A interconexão, um dos maiores benefícios da globalização, acelerou o desenvolvimento. Este processo de globalização foi responsável por retirar milhões de indivíduos da linha da miséria e permitir a que vários países pudessem engajar-se e participar mais ativamente do concerto mundial. O crescimento econômico derivado da globalização permitiu ao mundo encontrar novas possibilidades de parcerias e arranjos econômicos. No entanto, termos como “near-shoring” (produção mais próxima dos centros consumidores), “friendly-shoring (produção em países aliados) e “de-risking” (redução de riscos) representam mais um ataque, por parte do Norte Global, à globalização – que favorece a todos – por situações que favorecem somente a alguns. Até mesmo a questão do aquecimento global – se os países do Sul Global não prestarem a devida atenção – poderá converter-se num instrumento para manter o status econômico global como se encontra, sem a possibilidade de ascensão econômica daqueles que são os mais vulneráveis, afinal a transferência de renda de países ricos para os menos desenvolvidos para a proteção ambiental tem sido pífia.

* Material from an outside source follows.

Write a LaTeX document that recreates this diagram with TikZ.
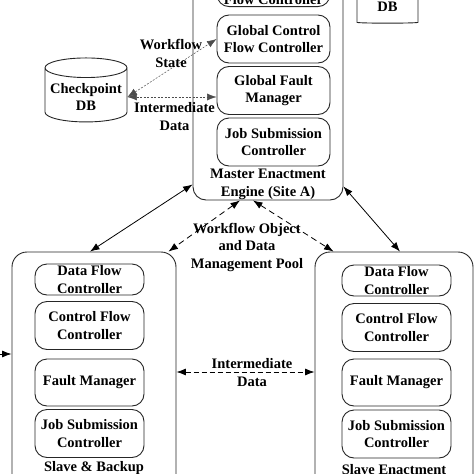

O ano de 2024 também será um ano de eleições importantes ao redor do mundo. Sem dúvida, a mais importante de todas ocorrerá nos Estados Unidos, onde, provavelmente, se o poder judiciário daquele país não quiser atuar fora de sua competência e pretender intervir na democracia sob a dúbia alegação de protegê-la, veremos a repetição eleitoral do certame Donald Trump e Joe Biden. Em que pese uma certa esquizofrenia global com relação a Donald Trump e, principalmente, pelos atos praticados contra a democracia norte-americana por ser um mau perdedor, o fato é que, a possibilidade de retorno de Trump à Casa Branca parece oferecer melhores perspectivas quanto à paz global e melhora na situação interna dos Estados Unidos. Pesquisas recentes, por exemplo, colocaram Trump à frente de Biden na preferência do público mais jovem que vê nas medidas econômicas de Trump melhores possibilidades de emprego e avanço pessoal.

Independentemente do resultado eleitoral, o declínio dos Estados Unidos como liderança única global parece inexorável. O desgaste provocado pelo distanciamento entre pregação e prática, além do abuso das sanções, da utilização belicosa do dólar e de um certo descaso internacional quanto aos Estados Unidos revelam que, não importa quem estiver na Casa Branca, a boa vontade global será muito reduzida para devolver àquele país a primazia global que já teve no passado recente.

Estes são alguns desafios que a agenda global apresentará no próximo ano. O Brasil, que desempenhará um papel condutor na agenda do G-20 em 2024, poderia pensar criativamente em maneiras de alterar um pouco desta dinâmica global. Porém, para tal atuação são necessárias três coisas importantes: estratégia, inovação e respeitabilidade global. Nos três casos, a impressão é que o País ainda está aquém das suas possibilidades.

Apesar disso tudo, que 2024 seja um ano de renovação de esperanças. Se o mundo não vai tão bem, que, ao menos, nossos familiares e amigos estejam bem. Feliz Ano Novo!